%%

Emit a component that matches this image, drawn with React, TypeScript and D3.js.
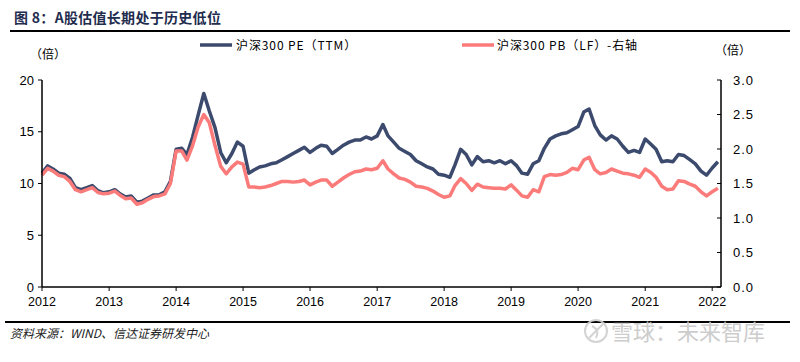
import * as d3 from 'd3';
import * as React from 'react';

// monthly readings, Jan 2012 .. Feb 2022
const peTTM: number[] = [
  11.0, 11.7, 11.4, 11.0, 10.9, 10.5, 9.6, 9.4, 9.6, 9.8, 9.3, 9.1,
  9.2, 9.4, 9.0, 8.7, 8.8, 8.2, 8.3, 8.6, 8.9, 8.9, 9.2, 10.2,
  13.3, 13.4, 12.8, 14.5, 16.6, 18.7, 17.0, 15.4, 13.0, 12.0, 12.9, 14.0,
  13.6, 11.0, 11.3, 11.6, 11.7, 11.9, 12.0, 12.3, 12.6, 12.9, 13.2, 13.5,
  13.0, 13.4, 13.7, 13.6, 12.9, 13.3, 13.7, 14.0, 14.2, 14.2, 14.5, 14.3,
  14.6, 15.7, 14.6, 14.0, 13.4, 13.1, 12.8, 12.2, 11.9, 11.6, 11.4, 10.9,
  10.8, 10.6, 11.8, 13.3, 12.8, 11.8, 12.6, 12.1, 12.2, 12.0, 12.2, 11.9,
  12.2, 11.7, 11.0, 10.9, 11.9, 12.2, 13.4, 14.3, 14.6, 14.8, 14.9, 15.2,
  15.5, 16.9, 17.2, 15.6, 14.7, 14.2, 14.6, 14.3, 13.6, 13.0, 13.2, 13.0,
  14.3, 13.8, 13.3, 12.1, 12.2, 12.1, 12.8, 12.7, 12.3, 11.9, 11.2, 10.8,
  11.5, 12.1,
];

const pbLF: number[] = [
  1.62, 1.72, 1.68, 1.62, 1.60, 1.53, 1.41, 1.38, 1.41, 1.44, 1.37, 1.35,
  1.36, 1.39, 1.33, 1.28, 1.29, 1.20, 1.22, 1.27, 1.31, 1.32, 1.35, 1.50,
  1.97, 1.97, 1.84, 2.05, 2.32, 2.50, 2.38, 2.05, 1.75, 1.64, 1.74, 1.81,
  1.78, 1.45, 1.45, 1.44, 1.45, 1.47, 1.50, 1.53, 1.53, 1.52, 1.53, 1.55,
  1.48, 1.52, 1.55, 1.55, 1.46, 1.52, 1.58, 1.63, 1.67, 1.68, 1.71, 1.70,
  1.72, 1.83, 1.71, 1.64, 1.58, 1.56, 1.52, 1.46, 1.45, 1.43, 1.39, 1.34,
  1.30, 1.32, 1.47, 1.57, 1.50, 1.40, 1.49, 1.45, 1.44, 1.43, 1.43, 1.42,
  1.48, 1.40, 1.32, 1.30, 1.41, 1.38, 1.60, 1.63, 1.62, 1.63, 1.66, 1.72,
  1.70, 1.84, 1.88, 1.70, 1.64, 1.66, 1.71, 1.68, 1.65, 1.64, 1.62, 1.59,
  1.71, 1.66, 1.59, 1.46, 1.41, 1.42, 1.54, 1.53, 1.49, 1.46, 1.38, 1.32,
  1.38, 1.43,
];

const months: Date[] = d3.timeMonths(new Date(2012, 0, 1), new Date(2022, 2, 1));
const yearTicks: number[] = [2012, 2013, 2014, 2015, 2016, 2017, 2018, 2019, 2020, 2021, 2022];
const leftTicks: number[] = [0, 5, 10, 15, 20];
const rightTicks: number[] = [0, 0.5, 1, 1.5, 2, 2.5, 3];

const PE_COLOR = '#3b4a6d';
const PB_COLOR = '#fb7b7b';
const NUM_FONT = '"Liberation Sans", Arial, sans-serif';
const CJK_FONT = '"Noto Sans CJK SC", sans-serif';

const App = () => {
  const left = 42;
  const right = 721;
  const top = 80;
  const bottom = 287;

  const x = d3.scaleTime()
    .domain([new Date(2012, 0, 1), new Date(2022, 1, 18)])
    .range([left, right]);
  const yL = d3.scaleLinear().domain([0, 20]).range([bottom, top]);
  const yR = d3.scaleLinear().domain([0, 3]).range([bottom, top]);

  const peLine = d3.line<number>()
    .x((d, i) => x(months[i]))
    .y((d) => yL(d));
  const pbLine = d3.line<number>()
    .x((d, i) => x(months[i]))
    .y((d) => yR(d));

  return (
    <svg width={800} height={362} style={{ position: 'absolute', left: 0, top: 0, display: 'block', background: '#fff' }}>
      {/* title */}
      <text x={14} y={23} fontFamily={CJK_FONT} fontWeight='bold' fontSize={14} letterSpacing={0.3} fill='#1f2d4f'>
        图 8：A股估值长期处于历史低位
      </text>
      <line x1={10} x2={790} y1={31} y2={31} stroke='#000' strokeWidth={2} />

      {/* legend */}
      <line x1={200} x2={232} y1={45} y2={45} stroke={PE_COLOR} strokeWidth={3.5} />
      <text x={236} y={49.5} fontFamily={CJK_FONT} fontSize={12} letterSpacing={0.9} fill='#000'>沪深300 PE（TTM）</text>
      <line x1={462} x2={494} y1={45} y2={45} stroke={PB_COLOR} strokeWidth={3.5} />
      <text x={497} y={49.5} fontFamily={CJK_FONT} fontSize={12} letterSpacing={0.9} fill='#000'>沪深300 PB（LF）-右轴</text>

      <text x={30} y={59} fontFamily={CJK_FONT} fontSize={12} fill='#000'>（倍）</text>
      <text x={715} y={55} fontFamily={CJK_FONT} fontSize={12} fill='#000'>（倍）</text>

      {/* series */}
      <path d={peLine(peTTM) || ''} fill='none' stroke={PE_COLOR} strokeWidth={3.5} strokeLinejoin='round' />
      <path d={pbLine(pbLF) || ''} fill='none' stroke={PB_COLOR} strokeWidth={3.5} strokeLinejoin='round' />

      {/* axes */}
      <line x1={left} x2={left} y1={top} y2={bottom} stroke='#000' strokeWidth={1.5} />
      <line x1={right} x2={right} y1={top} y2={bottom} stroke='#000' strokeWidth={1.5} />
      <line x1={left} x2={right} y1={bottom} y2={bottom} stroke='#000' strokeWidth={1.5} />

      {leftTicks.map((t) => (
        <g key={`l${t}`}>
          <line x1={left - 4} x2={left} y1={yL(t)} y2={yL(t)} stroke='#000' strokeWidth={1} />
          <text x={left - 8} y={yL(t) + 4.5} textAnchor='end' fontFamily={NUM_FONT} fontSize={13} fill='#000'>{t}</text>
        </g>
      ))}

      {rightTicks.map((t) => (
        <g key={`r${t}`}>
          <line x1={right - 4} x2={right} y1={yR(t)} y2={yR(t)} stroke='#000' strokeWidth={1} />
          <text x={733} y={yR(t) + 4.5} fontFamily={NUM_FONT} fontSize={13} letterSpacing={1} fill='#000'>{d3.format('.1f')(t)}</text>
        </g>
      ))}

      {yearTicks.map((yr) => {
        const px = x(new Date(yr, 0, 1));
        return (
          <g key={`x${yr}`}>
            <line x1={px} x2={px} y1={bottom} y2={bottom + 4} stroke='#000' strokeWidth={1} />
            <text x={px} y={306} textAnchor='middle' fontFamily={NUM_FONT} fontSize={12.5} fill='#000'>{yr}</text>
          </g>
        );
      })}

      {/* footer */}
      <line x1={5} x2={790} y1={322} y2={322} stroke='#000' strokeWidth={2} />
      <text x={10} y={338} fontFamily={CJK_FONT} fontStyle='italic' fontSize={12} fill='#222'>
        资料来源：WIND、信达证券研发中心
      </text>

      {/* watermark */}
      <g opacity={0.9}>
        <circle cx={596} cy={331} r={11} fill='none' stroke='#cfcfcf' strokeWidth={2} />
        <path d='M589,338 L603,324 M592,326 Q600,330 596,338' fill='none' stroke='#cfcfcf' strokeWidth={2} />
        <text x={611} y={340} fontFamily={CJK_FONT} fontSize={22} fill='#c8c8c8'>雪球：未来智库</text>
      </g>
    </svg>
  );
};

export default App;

%%

Pictures stay out. Print the data exactly, from its first line through the line containing "import * as React from 'react';".

Emit a component that matches this image, drawn with React, TypeScript and D3.js.
import * as d3 from 'd3';
import * as React from 'react';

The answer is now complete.